● **Requirements**: Repeat the data below exactly, dropping any pictures it holds.
______________________________
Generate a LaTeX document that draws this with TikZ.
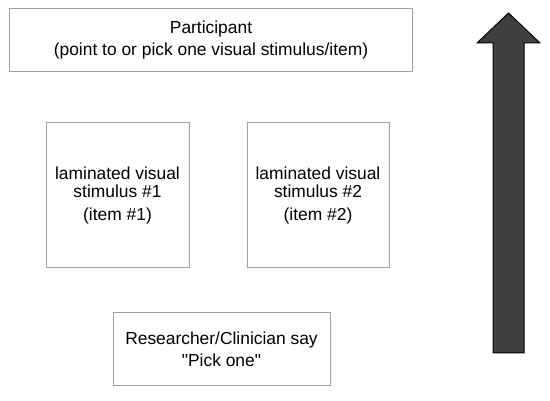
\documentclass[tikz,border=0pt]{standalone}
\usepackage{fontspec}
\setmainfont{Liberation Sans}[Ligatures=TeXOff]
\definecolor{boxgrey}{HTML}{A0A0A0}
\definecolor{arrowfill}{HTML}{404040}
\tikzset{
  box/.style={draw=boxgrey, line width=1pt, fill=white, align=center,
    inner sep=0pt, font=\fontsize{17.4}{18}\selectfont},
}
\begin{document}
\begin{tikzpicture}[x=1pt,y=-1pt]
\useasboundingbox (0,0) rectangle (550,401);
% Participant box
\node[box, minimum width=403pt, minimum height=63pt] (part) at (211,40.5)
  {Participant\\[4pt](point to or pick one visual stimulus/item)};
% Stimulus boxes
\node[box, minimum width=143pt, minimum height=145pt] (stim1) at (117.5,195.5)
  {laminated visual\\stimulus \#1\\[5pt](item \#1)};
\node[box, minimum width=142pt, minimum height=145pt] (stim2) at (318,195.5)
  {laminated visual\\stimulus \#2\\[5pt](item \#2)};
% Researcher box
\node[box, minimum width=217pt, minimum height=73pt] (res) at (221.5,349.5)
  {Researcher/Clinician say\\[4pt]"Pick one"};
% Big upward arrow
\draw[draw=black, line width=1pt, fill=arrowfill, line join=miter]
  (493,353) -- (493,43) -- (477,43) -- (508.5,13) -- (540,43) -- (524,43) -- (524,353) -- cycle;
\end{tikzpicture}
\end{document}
______________________________
● **Output for this task**:
Generate a LaTeX document that draws this with TikZ.
\documentclass[tikz,border=0pt]{standalone}
\usepackage{fontspec}
\setmainfont{Liberation Sans}[Ligatures=TeXOff]
\definecolor{boxgrey}{HTML}{A0A0A0}
\definecolor{arrowfill}{HTML}{404040}
\tikzset{
  box/.style={draw=boxgrey, line width=1pt, fill=white, align=center,
    inner sep=0pt, font=\fontsize{17.4}{18}\selectfont},
}
\begin{document}
\begin{tikzpicture}[x=1pt,y=-1pt]
\useasboundingbox (0,0) rectangle (550,401);
% Participant box
\node[box, minimum width=403pt, minimum height=63pt] (part) at (211,40.5)
  {Participant\\[4pt](point to or pick one visual stimulus/item)};
% Stimulus boxes
\node[box, minimum width=143pt, minimum height=145pt] (stim1) at (117.5,195.5)
  {laminated visual\\stimulus \#1\\[5pt](item \#1)};
\node[box, minimum width=142pt, minimum height=145pt] (stim2) at (318,195.5)
  {laminated visual\\stimulus \#2\\[5pt](item \#2)};
% Researcher box
\node[box, minimum width=217pt, minimum height=73pt] (res) at (221.5,349.5)
  {Researcher/Clinician say\\[4pt]"Pick one"};
% Big upward arrow
\draw[draw=black, line width=1pt, fill=arrowfill, line join=miter]
  (493,353) -- (493,43) -- (477,43) -- (508.5,13) -- (540,43) -- (524,43) -- (524,353) -- cycle;
\end{tikzpicture}
\end{document}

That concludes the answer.